**Given request**
Give every line again exactly as it appears, please, but not the pictures.

**Task inputs**
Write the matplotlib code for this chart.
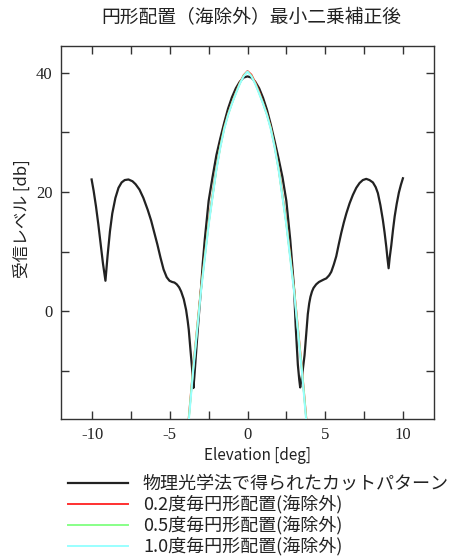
import matplotlib
matplotlib.use("Agg")
import matplotlib.pyplot as plt
from matplotlib.ticker import MultipleLocator

plt.rcParams['font.family'] = ['Noto Sans CJK JP', 'DejaVu Sans']
plt.rcParams['axes.unicode_minus'] = False

# ---------------- data ----------------
black_x = [-10.03, -9.9, -9.75, -9.6, -9.45, -9.3, -9.14, -9.0, -8.85, -8.7,
           -8.5, -8.3, -8.1, -7.9, -7.66, -7.4, -7.2, -6.95, -6.7, -6.42,
           -6.2, -5.99, -5.8, -5.6, -5.4, -5.2, -5.02, -4.85, -4.7, -4.55,
           -4.4, -4.27, -4.1, -3.95, -3.85, -3.78, -3.67, -3.56, -3.48, -3.42,
           -3.35, -3.27, -3.2, -3.1, -3.0, -2.88, -2.75, -2.5, -2.25, -2.0,
           -1.75, -1.5, -1.25, -1.0, -0.75, -0.5, -0.25, 0.0, 0.25, 0.5,
           0.75, 1.0, 1.25, 1.5, 1.75, 2.0, 2.25, 2.5, 2.75, 2.9,
           3.0, 3.1, 3.24, 3.33, 3.39, 3.45, 3.55, 3.67, 3.78, 3.88,
           3.97, 4.05, 4.15, 4.25, 4.42, 4.6, 4.75, 4.9, 5.07, 5.25,
           5.39, 5.55, 5.71, 5.87, 6.03, 6.2, 6.36, 6.57, 6.78, 7.0,
           7.21, 7.42, 7.64, 7.85, 8.07, 8.25, 8.39, 8.55, 8.71, 8.82,
           8.93, 9.0, 9.08, 9.15, 9.25, 9.36, 9.47, 9.6, 9.74, 9.87,
           10.0]
black_y = [22.1, 20.2, 17.6, 14.6, 11.3, 8.0, 5.1, 9.4, 13.4, 16.4,
           19.0, 20.7, 21.6, 22.0, 22.1, 21.8, 21.3, 20.4, 19.0, 17.0,
           15.2, 13.1, 11.2, 9.0, 7.0, 5.7, 5.1, 4.9, 4.8, 4.5,
           4.0, 3.3, 2.0, 0.2, -1.6, -3.1, -6.5, -9.8, -12.9, -11.0,
           -8.5, -5.6, -3.1, 0.3, 3.5, 8.0, 12.0, 18.5, 22.5, 26.2,
           29.0, 31.6, 34.0, 35.9, 37.4, 38.5, 39.2, 39.4, 39.2, 38.5,
           37.4, 35.8, 33.8, 31.3, 28.5, 25.6, 22.5, 18.5, 12.0, 7.0,
           3.6, -2.5, -9.0, -11.5, -12.8, -11.8, -10.0, -7.4, -3.8, -0.5,
           1.3, 2.4, 3.3, 3.9, 4.5, 4.9, 5.1, 5.3, 5.5, 6.0,
           6.6, 7.8, 9.2, 11.2, 13.1, 14.9, 16.4, 18.1, 19.5, 20.7,
           21.5, 22.0, 22.2, 22.0, 21.6, 20.8, 19.8, 17.8, 15.3, 13.2,
           10.8, 9.0, 7.2, 9.0, 11.0, 13.6, 15.9, 18.0, 19.9, 21.2,
           22.3]

circ_x = [-3.85, -3.5, -3.0, -2.5, -2.0, -1.75, -1.5, -1.25, -1.0, -0.75,
          -0.5, -0.25, 0.0, 0.25, 0.5, 0.75, 1.0, 1.25, 1.5, 1.75,
          2.0, 2.5, 3.0, 3.5, 3.85]
red_y = [-20.0, -9.6, 3.7, 14.9, 24.0, 27.7, 30.8, 33.1, 35.0, 36.7,
         38.3, 39.6, 40.3, 39.7, 38.4, 36.8, 35.0, 33.1, 30.8, 27.7,
         24.0, 14.9, 3.7, -9.6, -20.0]
green_y = [-20.2, -9.8, 3.5, 14.7, 23.9, 27.6, 30.7, 33.0, 34.9, 36.6,
           38.2, 39.5, 40.2, 39.5, 38.2, 36.6, 34.9, 33.0, 30.7, 27.6,
           23.9, 14.7, 3.5, -9.8, -20.2]
cyan_y = [-20.6, -10.2, 3.1, 14.4, 23.7, 27.4, 30.5, 32.9, 34.8, 36.5,
          38.1, 39.4, 40.2, 39.4, 38.1, 36.5, 34.8, 32.9, 30.5, 27.4,
          23.7, 14.4, 3.1, -10.2, -20.6]

labels = ['物理光学法で得られたカットパターン',
          '0.2度毎円形配置(海除外)',
          '0.5度毎円形配置(海除外)',
          '1.0度毎円形配置(海除外)']
title = '円形配置（海除外）最小二乗補正後'
xlabel = 'Elevation [deg]'
ylabel = '受信レベル [db]'
xticks = [-10, -5, 0, 5, 10]
yticks = [0, 20, 40]

# ---------------- figure ----------------
W, H = 451, 557
fig = plt.figure(figsize=(W / 100, H / 100), dpi=100)
ax = fig.add_axes([61 / W, 1 - 419 / H, (434 - 61) / W, (419 - 46) / H])

l1, = ax.plot(black_x, black_y, color='#222222', lw=1.6, zorder=3)
l2, = ax.plot(circ_x, red_y, color='#ff3030', lw=1.4, zorder=4)
l3, = ax.plot(circ_x, green_y, color='#88ff88', lw=1.4, zorder=5)
l4, = ax.plot(circ_x, cyan_y, color='#99ffff', lw=1.4, zorder=6)

ax.set_xlim(-12, 12)
ax.set_ylim(-18.1, 44.5)
ax.set_xticks(xticks)
ax.set_yticks(yticks)
ax.xaxis.set_minor_locator(MultipleLocator(2.5))
ax.yaxis.set_minor_locator(MultipleLocator(10))
ax.tick_params(which='both', direction='in', top=True, right=True,
               length=6, width=1, color='#333333')
ax.tick_params(which='major', labelsize=12, pad=6)
for lab in ax.get_xticklabels() + ax.get_yticklabels():
    lab.set_fontfamily('Liberation Serif')
    lab.set_color('#222222')
for s in ax.spines.values():
    s.set_linewidth(1.0)
    s.set_color('#333333')

fig.text(251 / W, 1 - 18 / H, title, ha='center', va='center', fontsize=13.5,
         color='#222222')
fig.text(257 / W, 1 - 455 / H, xlabel, ha='center', va='center', fontsize=11,
         color='#222222')
fig.text(22 / W, 1 - 219 / H, ylabel, ha='center', va='center', fontsize=12,
         rotation=90, color='#222222')

leg = fig.legend([l1, l2, l3, l4], labels, loc='upper left',
                 bbox_to_anchor=(68 / W, 1 - 475 / H), frameon=False,
                 fontsize=13, handlelength=3.3, handletextpad=0.85,
                 labelspacing=0.12, borderpad=0, borderaxespad=0)
for t in leg.get_texts():
    t.set_color('#222222')

fig.savefig('out.png', dpi=100)
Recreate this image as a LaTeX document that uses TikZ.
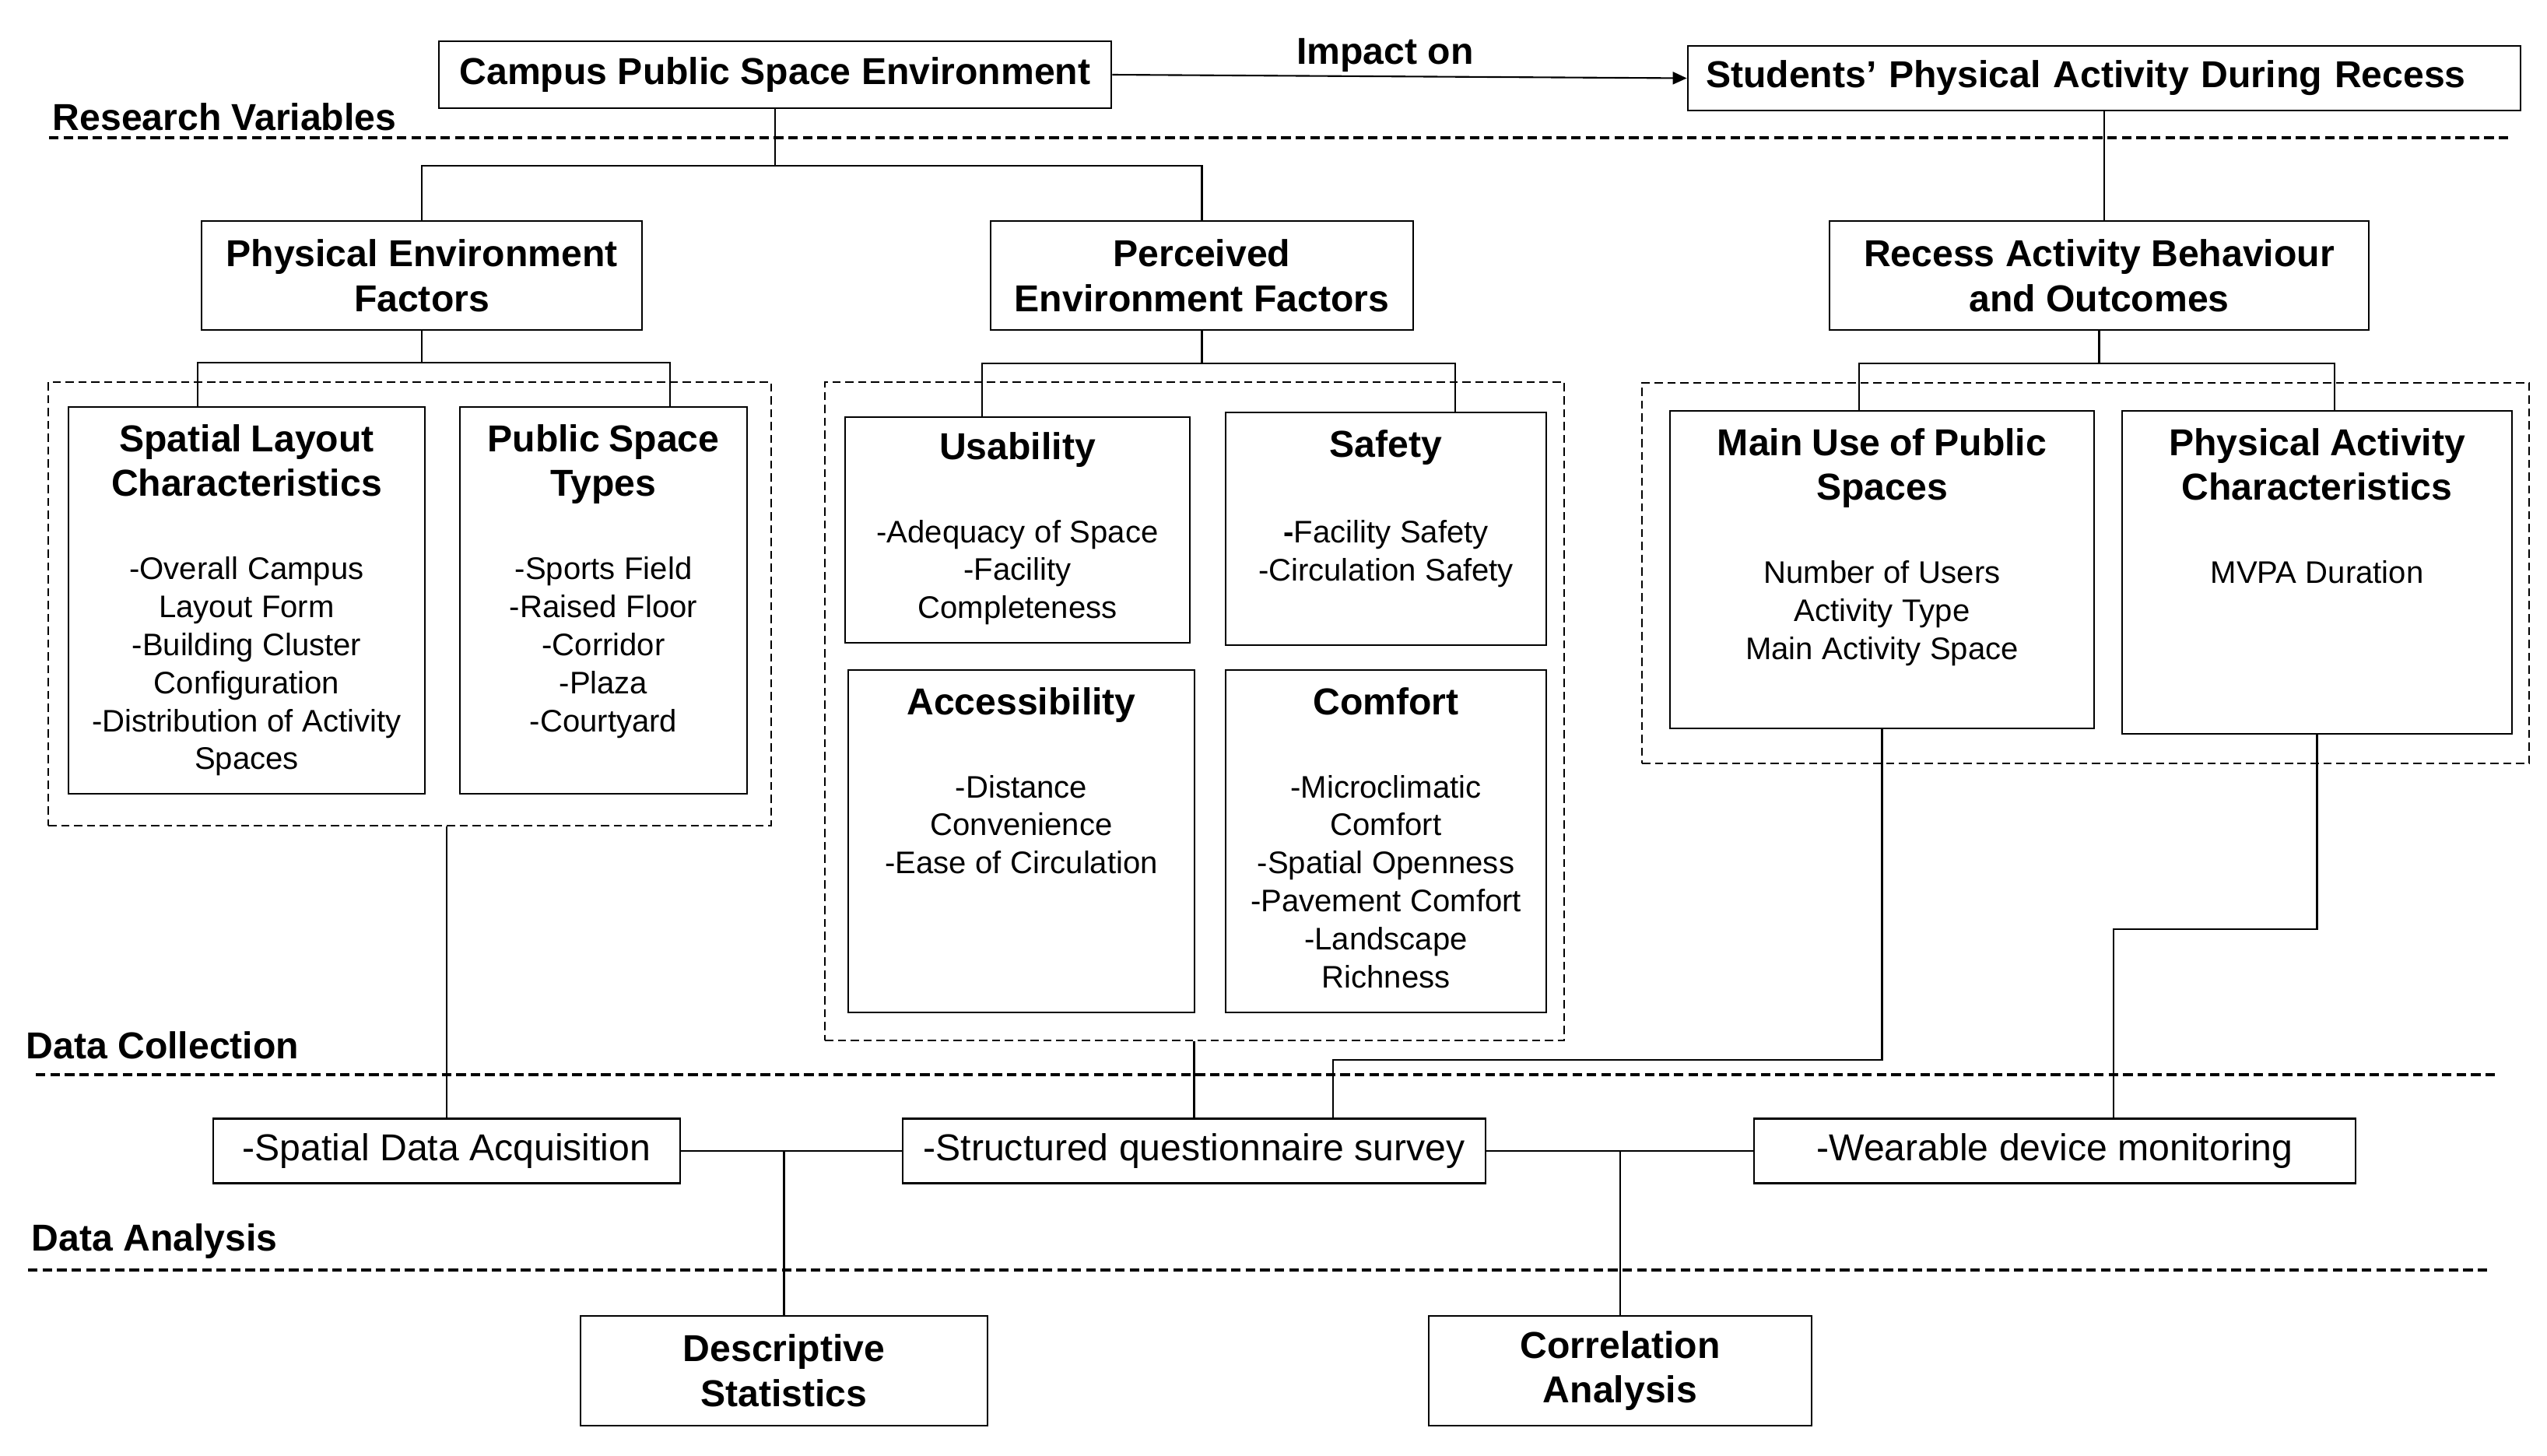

**Solution to this task**
Write the matplotlib code for this chart.
import matplotlib
matplotlib.use("Agg")
import matplotlib.pyplot as plt
from matplotlib.ticker import MultipleLocator

plt.rcParams['font.family'] = ['Noto Sans CJK JP', 'DejaVu Sans']
plt.rcParams['axes.unicode_minus'] = False

# ---------------- data ----------------
black_x = [-10.03, -9.9, -9.75, -9.6, -9.45, -9.3, -9.14, -9.0, -8.85, -8.7,
           -8.5, -8.3, -8.1, -7.9, -7.66, -7.4, -7.2, -6.95, -6.7, -6.42,
           -6.2, -5.99, -5.8, -5.6, -5.4, -5.2, -5.02, -4.85, -4.7, -4.55,
           -4.4, -4.27, -4.1, -3.95, -3.85, -3.78, -3.67, -3.56, -3.48, -3.42,
           -3.35, -3.27, -3.2, -3.1, -3.0, -2.88, -2.75, -2.5, -2.25, -2.0,
           -1.75, -1.5, -1.25, -1.0, -0.75, -0.5, -0.25, 0.0, 0.25, 0.5,
           0.75, 1.0, 1.25, 1.5, 1.75, 2.0, 2.25, 2.5, 2.75, 2.9,
           3.0, 3.1, 3.24, 3.33, 3.39, 3.45, 3.55, 3.67, 3.78, 3.88,
           3.97, 4.05, 4.15, 4.25, 4.42, 4.6, 4.75, 4.9, 5.07, 5.25,
           5.39, 5.55, 5.71, 5.87, 6.03, 6.2, 6.36, 6.57, 6.78, 7.0,
           7.21, 7.42, 7.64, 7.85, 8.07, 8.25, 8.39, 8.55, 8.71, 8.82,
           8.93, 9.0, 9.08, 9.15, 9.25, 9.36, 9.47, 9.6, 9.74, 9.87,
           10.0]
black_y = [22.1, 20.2, 17.6, 14.6, 11.3, 8.0, 5.1, 9.4, 13.4, 16.4,
           19.0, 20.7, 21.6, 22.0, 22.1, 21.8, 21.3, 20.4, 19.0, 17.0,
           15.2, 13.1, 11.2, 9.0, 7.0, 5.7, 5.1, 4.9, 4.8, 4.5,
           4.0, 3.3, 2.0, 0.2, -1.6, -3.1, -6.5, -9.8, -12.9, -11.0,
           -8.5, -5.6, -3.1, 0.3, 3.5, 8.0, 12.0, 18.5, 22.5, 26.2,
           29.0, 31.6, 34.0, 35.9, 37.4, 38.5, 39.2, 39.4, 39.2, 38.5,
           37.4, 35.8, 33.8, 31.3, 28.5, 25.6, 22.5, 18.5, 12.0, 7.0,
           3.6, -2.5, -9.0, -11.5, -12.8, -11.8, -10.0, -7.4, -3.8, -0.5,
           1.3, 2.4, 3.3, 3.9, 4.5, 4.9, 5.1, 5.3, 5.5, 6.0,
           6.6, 7.8, 9.2, 11.2, 13.1, 14.9, 16.4, 18.1, 19.5, 20.7,
           21.5, 22.0, 22.2, 22.0, 21.6, 20.8, 19.8, 17.8, 15.3, 13.2,
           10.8, 9.0, 7.2, 9.0, 11.0, 13.6, 15.9, 18.0, 19.9, 21.2,
           22.3]

circ_x = [-3.85, -3.5, -3.0, -2.5, -2.0, -1.75, -1.5, -1.25, -1.0, -0.75,
          -0.5, -0.25, 0.0, 0.25, 0.5, 0.75, 1.0, 1.25, 1.5, 1.75,
          2.0, 2.5, 3.0, 3.5, 3.85]
red_y = [-20.0, -9.6, 3.7, 14.9, 24.0, 27.7, 30.8, 33.1, 35.0, 36.7,
         38.3, 39.6, 40.3, 39.7, 38.4, 36.8, 35.0, 33.1, 30.8, 27.7,
         24.0, 14.9, 3.7, -9.6, -20.0]
green_y = [-20.2, -9.8, 3.5, 14.7, 23.9, 27.6, 30.7, 33.0, 34.9, 36.6,
           38.2, 39.5, 40.2, 39.5, 38.2, 36.6, 34.9, 33.0, 30.7, 27.6,
           23.9, 14.7, 3.5, -9.8, -20.2]
cyan_y = [-20.6, -10.2, 3.1, 14.4, 23.7, 27.4, 30.5, 32.9, 34.8, 36.5,
          38.1, 39.4, 40.2, 39.4, 38.1, 36.5, 34.8, 32.9, 30.5, 27.4,
          23.7, 14.4, 3.1, -10.2, -20.6]

labels = ['物理光学法で得られたカットパターン',
          '0.2度毎円形配置(海除外)',
          '0.5度毎円形配置(海除外)',
          '1.0度毎円形配置(海除外)']
title = '円形配置（海除外）最小二乗補正後'
xlabel = 'Elevation [deg]'
ylabel = '受信レベル [db]'
xticks = [-10, -5, 0, 5, 10]
yticks = [0, 20, 40]

# ---------------- figure ----------------
W, H = 451, 557
fig = plt.figure(figsize=(W / 100, H / 100), dpi=100)
ax = fig.add_axes([61 / W, 1 - 419 / H, (434 - 61) / W, (419 - 46) / H])

l1, = ax.plot(black_x, black_y, color='#222222', lw=1.6, zorder=3)
l2, = ax.plot(circ_x, red_y, color='#ff3030', lw=1.4, zorder=4)
l3, = ax.plot(circ_x, green_y, color='#88ff88', lw=1.4, zorder=5)
l4, = ax.plot(circ_x, cyan_y, color='#99ffff', lw=1.4, zorder=6)

ax.set_xlim(-12, 12)
ax.set_ylim(-18.1, 44.5)
ax.set_xticks(xticks)
ax.set_yticks(yticks)
ax.xaxis.set_minor_locator(MultipleLocator(2.5))
ax.yaxis.set_minor_locator(MultipleLocator(10))
ax.tick_params(which='both', direction='in', top=True, right=True,
               length=6, width=1, color='#333333')
ax.tick_params(which='major', labelsize=12, pad=6)
for lab in ax.get_xticklabels() + ax.get_yticklabels():
    lab.set_fontfamily('Liberation Serif')
    lab.set_color('#222222')
for s in ax.spines.values():
    s.set_linewidth(1.0)
    s.set_color('#333333')

fig.text(251 / W, 1 - 18 / H, title, ha='center', va='center', fontsize=13.5,
         color='#222222')
fig.text(257 / W, 1 - 455 / H, xlabel, ha='center', va='center', fontsize=11,
         color='#222222')
fig.text(22 / W, 1 - 219 / H, ylabel, ha='center', va='center', fontsize=12,
         rotation=90, color='#222222')

leg = fig.legend([l1, l2, l3, l4], labels, loc='upper left',
                 bbox_to_anchor=(68 / W, 1 - 475 / H), frameon=False,
                 fontsize=13, handlelength=3.3, handletextpad=0.85,
                 labelspacing=0.12, borderpad=0, borderaxespad=0)
for t in leg.get_texts():
    t.set_color('#222222')

fig.savefig('out.png', dpi=100)
Recreate this image as a LaTeX document that uses TikZ.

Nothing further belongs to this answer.